Premiumization and Innovation Markets: Germany, Japan, and increasingly the United States (specifically Silicon Valley and Michigan's engineering centers) serve as the loci for premiumization and innovation. This is where new vehicle platforms, especially for premium EVs and autonomous vehicles, are designed. Material specifications are written here, and suppliers must have application engineering teams embedded in these regions to influence design-in decisions and capture the associated high-value demand.
Import-Reliant Growth Markets: Regions with growing automotive assembly but little to no local production of advanced alloys, such as parts of Southeast Asia, South America, and Eastern Europe outside the EU core. They rely on imports from global producers or trading hubs. These markets are served by distributors and offer growth potential but are subject to logistics costs and currency volatility.
Resource and Regulatory Gatekeeper Markets: The United States is the dominant source of processed beryllium, giving it a unique role as the critical resource node. Furthermore, the U.S. (via OSHA) and the EU (via REACH) act as de facto global regulatory standard-setters for beryllium handling and environmental compliance, shaping production costs and market access worldwide.
Brand Building, Claims and Innovation Context
In this engineered material category, brand building is synonymous with credibility building. Marketing is highly technical and targeted.
Positioning and Claims are factual and data-intensive. Core claims revolve around measurable properties: "Highest conductivity at elevated temperature," "Superior stress relaxation resistance for 10-year service life," "Guaranteed consistency with Six Sigma production." Sustainability claims are emerging but must be substantiated with lifecycle analysis data on recycling content or reduced production energy. The brand narrative is one of reliability, precision, and partnership in solving engineering challenges.
Packaging is a key brand touchpoint. The physical coil, reel, or bar is the product. Robust, clean, and meticulously labeled packaging communicates quality and control. The certification documents and material test reports that accompany each shipment are integral parts of the "packaging," serving as the ultimate proof of claim.
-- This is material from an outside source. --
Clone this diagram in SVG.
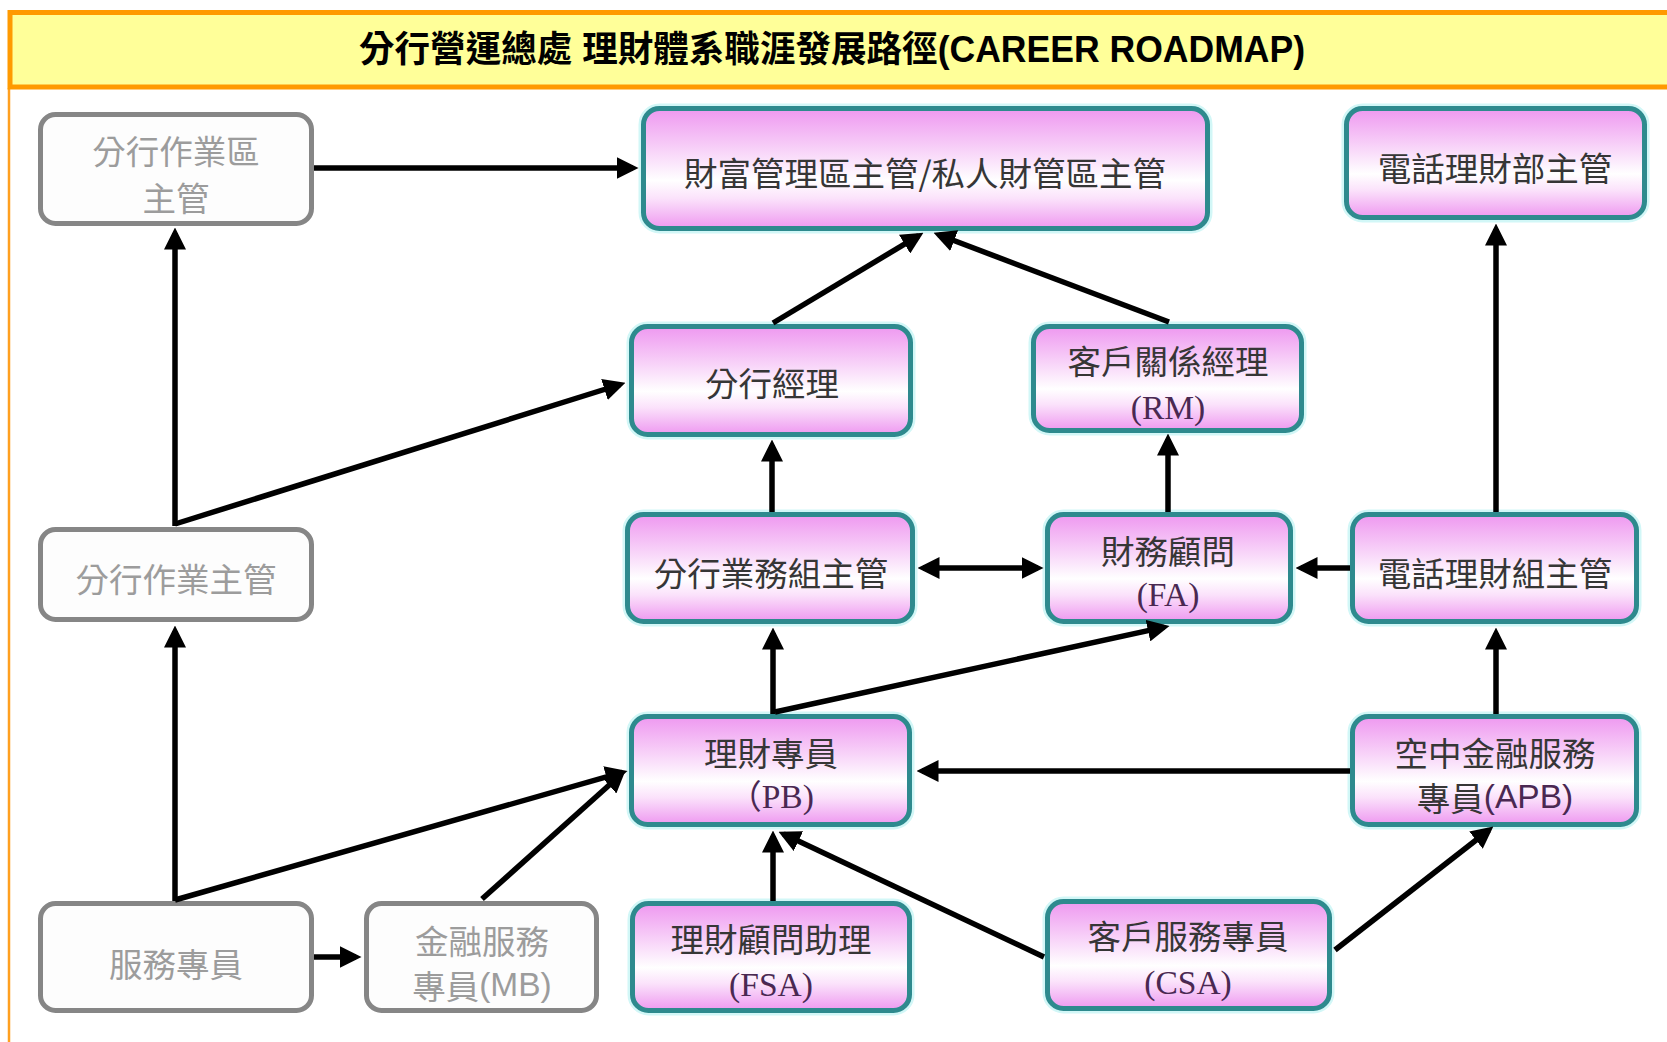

Innovation Cadence is slow and application-pull, not technology-push. Major alloy innovations are rare. Instead, innovation is often in process (higher purity, tighter tolerances), form (new wire gauges, ultra-thin strip for miniaturization), or service (predictive performance modeling, digital twins of material behavior). The most valuable innovation is being "designed in" to a new high-volume vehicle platform, which can lock in demand for a decade. Differentiation, therefore, comes from a supplier's ability to collaborate at the earliest design stage, providing testing data and application expertise that shapes the component specification around their alloy's strengths.
Outlook to 2035
The long-term outlook is one of structural growth tempered by cyclical volatility and intensifying competition. The fundamental driver is the increasing electronic and electrical content per vehicle, accelerated by the transition to electric and autonomous platforms. This will expand the addressable market for high-performance, high-reliability alloys in battery systems, power electronics, and sensor networks. The performance-critical segment is projected to grow faster than the overall automotive market.
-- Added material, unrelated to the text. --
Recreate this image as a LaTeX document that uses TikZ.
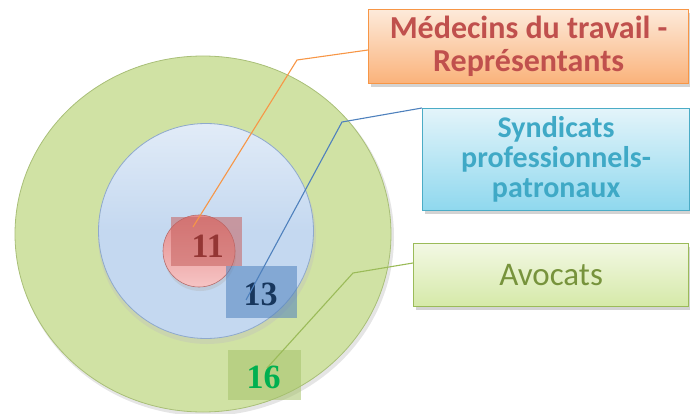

However, this growth will attract competition. Alternative materials will continue to advance, chipping away at the margins of the standard segment and threatening lower-tier performance applications. The regulatory cost burden will rise, potentially consolidating production among fewer, larger, compliant players. Geopolitical factors will encourage further supply chain regionalization, rewarding producers with a multi-continental manufacturing footprint.
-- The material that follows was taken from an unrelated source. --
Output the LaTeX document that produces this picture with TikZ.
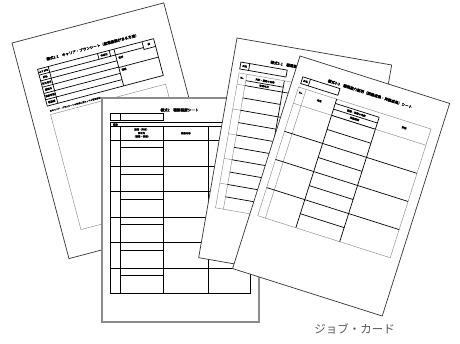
\documentclass[tikz,border=0pt]{standalone}
\usepackage{fontspec}
\newfontfamily\jpfont{Noto Sans CJK JP}
\newfontfamily\jpbold[FakeBold=4]{Noto Sans CJK JP}
\tikzset{
  page/.style={fill=white, draw=black!80, line width=0.7pt},
  pagegray/.style={fill=white, draw=black!45, line width=1.5pt},
  rule/.style={draw=black, line width=0.7pt},
  faint/.style={draw=black!45, line width=0.45pt},
  tt/.style={font=\jpbold\fontsize{2.4}{2.8}\selectfont, inner sep=0pt, transform shape, align=center},
  ttitle/.style={font=\jpbold\fontsize{3.6}{4}\selectfont, inner sep=0pt, transform shape, anchor=west},
  caption/.style={font=\jpfont\fontsize{11.5}{12}\selectfont, text=black!65, inner sep=0pt}
}
\begin{document}
\begin{tikzpicture}[x=1pt,y=-1pt]
\useasboundingbox (0,0) rectangle (460,343);
\fill[white] (0,0) rectangle (460,343);

% ---------- Sheet 1 (back, left) ----------
\begin{scope}[shift={(12,43)}, rotate=14.8]
  \draw[page] (0,0) rectangle (157,223);
  \node[ttitle] (s1title) at (29,24.5) {様式1-1　キャリア・プランシート（就業経験がある方用）};
  \draw[rule] (18,32) rectangle (138,70);
  \draw[rule] (29,32) -- (29,70);
  \foreach \y in {38,44,50.5,57,63.5} \draw[rule] (18,\y) -- (97,\y);
  \draw[rule] (97,32) -- (97,70);
  \draw[rule] (80,32) -- (80,38) (92,32) -- (92,38);
  \draw[rule] (126,32) -- (126,40) -- (138,40);
  \draw[rule] (97,38) -- (126,38);
  \draw[rule] (97,51) -- (138,51);
  \node[tt] (s1l1) at (23.5,35) {ふりがな};
  \node[tt] (s1l2) at (23.5,41) {氏名};
  \node[tt] (s1l3) at (23.5,47.2) {生年月日};
  \node[tt] (s1l4) at (23.5,53.7) {連絡先};
  \node[tt] (s1l5) at (23.5,60.2) {最終学歴};
  \node[tt] (s1l6) at (23.5,66.7) {職務歴};
  \node[tt] (s1l7) at (86,35) {作成日};
  \node[tt] (s1l8) at (132,36) {表};
  \node[tt, anchor=west] (s1l9) at (99,41.5) {住所};
  \node[tt, anchor=west] (s1l10) at (99,54) {電話};
  \node[tt, anchor=west, font=\jpbold\fontsize{2.1}{2.4}\selectfont] (s1note) at (19,75.5) {※キャリア・プランシートの作成に当たっての留意事項};
  \draw[faint] (19,79) rectangle (138,198);
\end{scope}

% ---------- Sheet 2 (front, upright) ----------
\begin{scope}[shift={(102,98)}]
  \draw[pagegray] (0,0) rectangle (157,224);
  \node[ttitle, anchor=center] (s2title) at (77.5,12) {様式2　職務経歴シート};
  \draw[rule] (8,15) rectangle (61,22);
  \draw[rule] (18,15) -- (18,22);
  \draw[rule] (8.7,24.5) rectangle (148,195.3);
  \draw[rule] (8.7,28.7) -- (148,28.7);
  \node[tt] (s2lab) at (13.4,26.6) {職務};
  \draw[rule] (18,28.7) -- (18,195.3) (61.3,28.7) -- (61.3,195.3) (106.3,28.7) -- (106.3,195.3);
  \foreach \y in {42,68,93.7,119.3,144.7,170.3} \draw[rule] (8.7,\y) -- (148,\y);
  \foreach \y in {49.7,76,101,126.7,152,177.3} \draw[rule] (18,\y) -- (61.3,\y);
  \node[tt] (s2h1) at (39.6,31.5) {期間（年月）};
  \node[tt] (s2h2) at (39.6,35) {会社名};
  \node[tt] (s2h3) at (39.6,38.5) {（部署・役職）};
  \node[tt] (s2h4) at (83.8,35.3) {職務内容};
  \node[tt] (s2h5) at (127,35.3) {職務上の成果};
\end{scope}

% ---------- Sheet 3 (middle right) ----------
\begin{scope}[shift={(237,38)}, rotate=-9.9]
  \draw[page] (0,0) rectangle (157,223);
  \node[ttitle] (s3title) at (37,18) {様式3-1　職業能力証明（免許・資格）シート};
  \draw[rule] (8,23) rectangle (55,30);
  \draw[rule] (17,23) -- (17,30);
  \node[tt] (s3name) at (12.5,26.5) {氏名};
  \draw[faint] (8,34) rectangle (150,171);
  \draw[faint] (16,34) -- (16,171);
  \draw[rule] (54,34) -- (54,171);
  \node[tt] (s3no) at (12,38.5) {No.};
  \node[tt] (s3h1) at (35,37.5) {免許・資格の名称};
  \draw[rule] (16,40.5) -- (54,40.5);
  \node[tt] (s3h2) at (35,43) {取得年月};
  \foreach \y in {45.5,70.6,95.7,120.8,145.9} {
    \draw[faint] (8,\y) -- (16,\y);
    \draw[rule] (16,\y) -- (150,\y);
  }
  \foreach \y in {58,83.1,108.2,133.3,158.4} \draw[rule] (16,\y) -- (54,\y);
\end{scope}

% ---------- Sheet 4 (front right) ----------
\begin{scope}[shift={(300,56)}, rotate=-17.6]
  \draw[page] (0,0) rectangle (157,223);
  \node[ttitle] (s4title) at (34,15) {様式3-3　職業能力証明（訓練成果・実務成果）シート};
  \draw[rule] (9,19) rectangle (48,26);
  \draw[rule] (17,19) -- (17,26);
  \node[tt] (s4name) at (13,22.5) {氏名};
  \draw[faint] (8,30) rectangle (147,165);
  \draw[faint] (16,30) -- (16,165);
  \draw[rule] (48,30) -- (48,165);
  \draw[rule] (94,34.5) -- (94,165);
  \draw[rule] (48,34.5) -- (94,34.5);
  \draw[rule] (48,40.5) -- (94,40.5);
  \node[tt] (s4no) at (12,35) {No.};
  \node[tt] (s4h1) at (32,37) {項目};
  \node[tt] (s4h2) at (71,37.5) {訓練・実務の内容};
  \node[tt] (s4h3) at (71,43.5) {実施期間};
  \node[tt] (s4h4) at (121,37) {評価};
  \draw[faint] (8,47) -- (147,47);
  \draw[rule] (48,47) -- (94,47);
  \foreach \y in {76.5,106,135.5} \draw[rule] (8,\y) -- (147,\y);
  \foreach \y in {61.75,91.25,120.75,150.25} \draw[rule] (48,\y) -- (94,\y);
\end{scope}

\node[caption] (cap) at (354.5,329) {ジョブ・カード};
\end{tikzpicture}
\end{document}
By 2035, the market will likely be more consolidated at the top (performance segment) and more fragmented at the bottom (standard segment). Winning suppliers will be those that have successfully integrated upstream for raw material security, invested in application-specific R&D centers in key innovation markets, and mastered the digital supply chain to offer unparalleled traceability and total cost of ownership analytics to their customers. The category will remain firmly B2B, but the tools for competition will evolve to include advanced digital services and sustainability analytics alongside traditional metallurgical excellence.
Strategic Implications for Brand Owners, Retailers and Investors
For Brand Owners (Material Producers): The imperative is to decisively segment the portfolio and allocate resources accordingly. Defend the high-ground of the performance segment through sustained investment in quality, certification, and direct engineering support. For the standard segment, compete on cost and logistics efficiency, potentially using a secondary brand or unbranded channel to avoid diluting the core brand's premium equity. Geographic strategy must pivot from global export to regional production hubs aligned with major automotive clusters. Developing a compelling digital footprint for technical data and seamless small-order fulfillment is no longer optional.
For Retailers and Distributors (Metals Service Centers): The opportunity lies in dominating the "long tail" and the aftermarket. Curate a clear two-tier assortment: economy/standard grades and certified performance grades, with unambiguous communication of the use-case and risk profile for each. Develop value-added services like precision cutting, kitting, and inventory management for smaller manufacturers. Build a robust e-commerce platform for transparent spot purchasing and sample ordering. Position as the agile, flexible alternative to the long lead times of direct mill supply for non-contract business.
For Investors: Value is not uniformly distributed. Focus should be on companies with: 1) Vertical Integration into beryllium processing, providing cost stability and supply security; 2) Proprietary Technology in alloy formulations or manufacturing processes for high-growth EV/ADAS applications, creating defensible moats; 3) Dual-Portfolio Strength, with a leading position in the high-margin performance segment and a cost-competitive operation in the volume segment; and 4) Geographic Balance, with production and technical support assets in the three key automotive regions (Americas, Europe, Asia-Pacific). Avoid pure commodity players exposed to the brutal price competition of the standard segment without a premium business to offset it. The investment thesis is tied to the electrification of transport and the increasing sophistication of the automobile, not to general economic growth.